Why for a single image tiny yolov3 is taking ~500 ms and for bigger batch it reduces to almost 50 ms per image

For the SSD-Mobilenet-v2 benchmark, please apply this patch to sampleUffSSD_rect/sampleUffSSD.cpp and recompile:

19a20
> using namespace std;
21c22
< static Logger gLogger;
---
> /*static*/ Logger gLogger;
169c170
<     builder->setMaxWorkspaceSize(128_MB); // We need about 1GB of scratch space for the plugin layer for batch size 5.
---
>     builder->setMaxWorkspaceSize(1024 * 1024 * 128); // We need about 1GB of scratch space for the plugin layer for batch size 5.

I was able to run the U-Net and Pose Estimation benchmarks without errors - perhaps try re-downloading the files, and make sure that your paths and command line options are correct?

Why for a single image tiny yolov3 is taking ~500 ms and for bigger batch it reduces to almost 50 ms per image

Our published results are all for batch size 1 (FP16). I just tried the Tiny-YOLOv3 benchmark again from the first page of this post with JetPack 4.3, and got 33FPS for Tiny-YOLOv3 on the Nano. It seems the updated TensorRT version in JetPack 4.3 (TensorRT 6) gave a bit better performance than before.

Sorry previously I understood it incorrectly , if I am giving a single image timing is ~500 ms , but if I am giving multiple images with 1 batch size the timing reduces a lot. I am not doing anything , I am simply running the provided code.

Sorry previously I understood it incorrectly , if I am giving a single image timing is ~500 ms , but if I am giving multiple images with 1 batch size the timing reduces a lot. I am not doing anything , I am simply running the provided code.

can i run video files using trt-yolo-app

Try running the jetson_clocks script before you run a single image with trt-yolo-app. Otherwise, often the first image can take longer to process because the processor clock frequencies need some time to realize the processing load and to spin the clocks up to their maximums. It’s recommended to run multiple images through the benchmark (even though they are all batch size 1) to get a more accurate number of the average processing time.

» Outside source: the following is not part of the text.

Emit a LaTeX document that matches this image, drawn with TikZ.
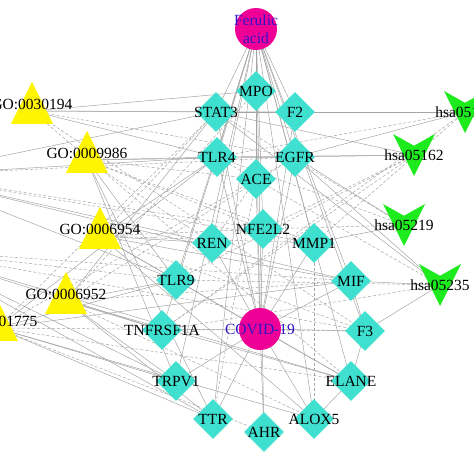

I believe the trt-yolo-app code is currently only setup to run on individual image files from the test_images.txt list. It does use openCV for image loading, so perhaps you could modify it to load video with openCV instead. Initially it might be easiest to dump your video to image files (i.e. using ffmpeg) and generate a test_images.txt file with the image filenames. Or if you look in the DeepStream 4 SDK, it supports YOLO natively, and that can play video files.

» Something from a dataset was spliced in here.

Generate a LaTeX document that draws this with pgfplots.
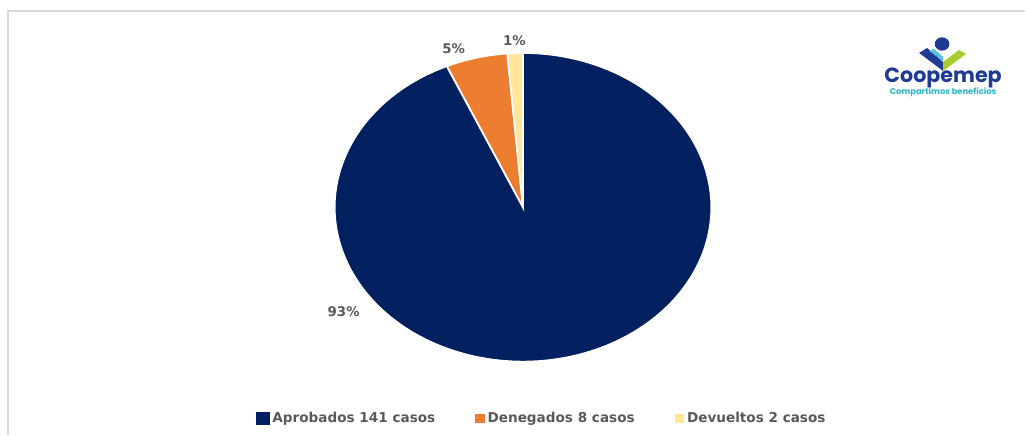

Hi @dusty_nv , I’m currently trying to chose the best solution in order to have reat-time object detection/recognition on the jetson nano.

The benchmark of the jetson nano led me here.

There’s something I don’t understand : in the benchmark it says YOLOv3-tiny was tested on the framework darknet. Here you use deepstream. Is it normal?

Hi @olivier.berton.leclercq, the Framework column of the table indicates which framework the model was trained in, e.g. Darknet for YOLO. All of the models were run with TensorRT, and in the case of Tiny-YOLOv3, it was using a sample from DeepStream that uses TensorRT underneath.

Hi @dusty_nv,
Ok, but I tried darknet on jetson nano and with YoloV3-tiny I have maximum 6-7 FPS. Does it means that my darknet is not well installed? (some problem of connection with tensorRT or something else for example?)

Running the Darknet code itself doesn’t use TensorRT - you have to use the TensorRT/DeepStream benchmarking application linked to in the instructions. Note that since these benchmarks were originally published, there has been a YOLOv3 sample integrated into TensorRT (if you have JetPack 4.3, see /usr/src/tensorrt/samples/python/yolov3_onnx)

Use a file such as ‘Inception_v4.prototxt’ for image classification.

I think there is no weight in this prototxt file.
Is this a pre-trained model?
If not, how does it work?

I’d appreciate your answer.

Hi @byyft2, the trtexec benchmarking program can run a Caffe network prototxt without actually needing the weights.

Hi,
I use TensorRT7.1.0+CUDA10.2 to make tiny yolo v3.There is a problem:
nvinfer1::plugin has no number “createPReLUPlugin” which is in the plugin_factory.cpp line 43.
There is no problem with TensorRT6.0+CUDA10.0.
How do I modify code if I use TensorRT7.1.0+CUDA10.2?
Thanks.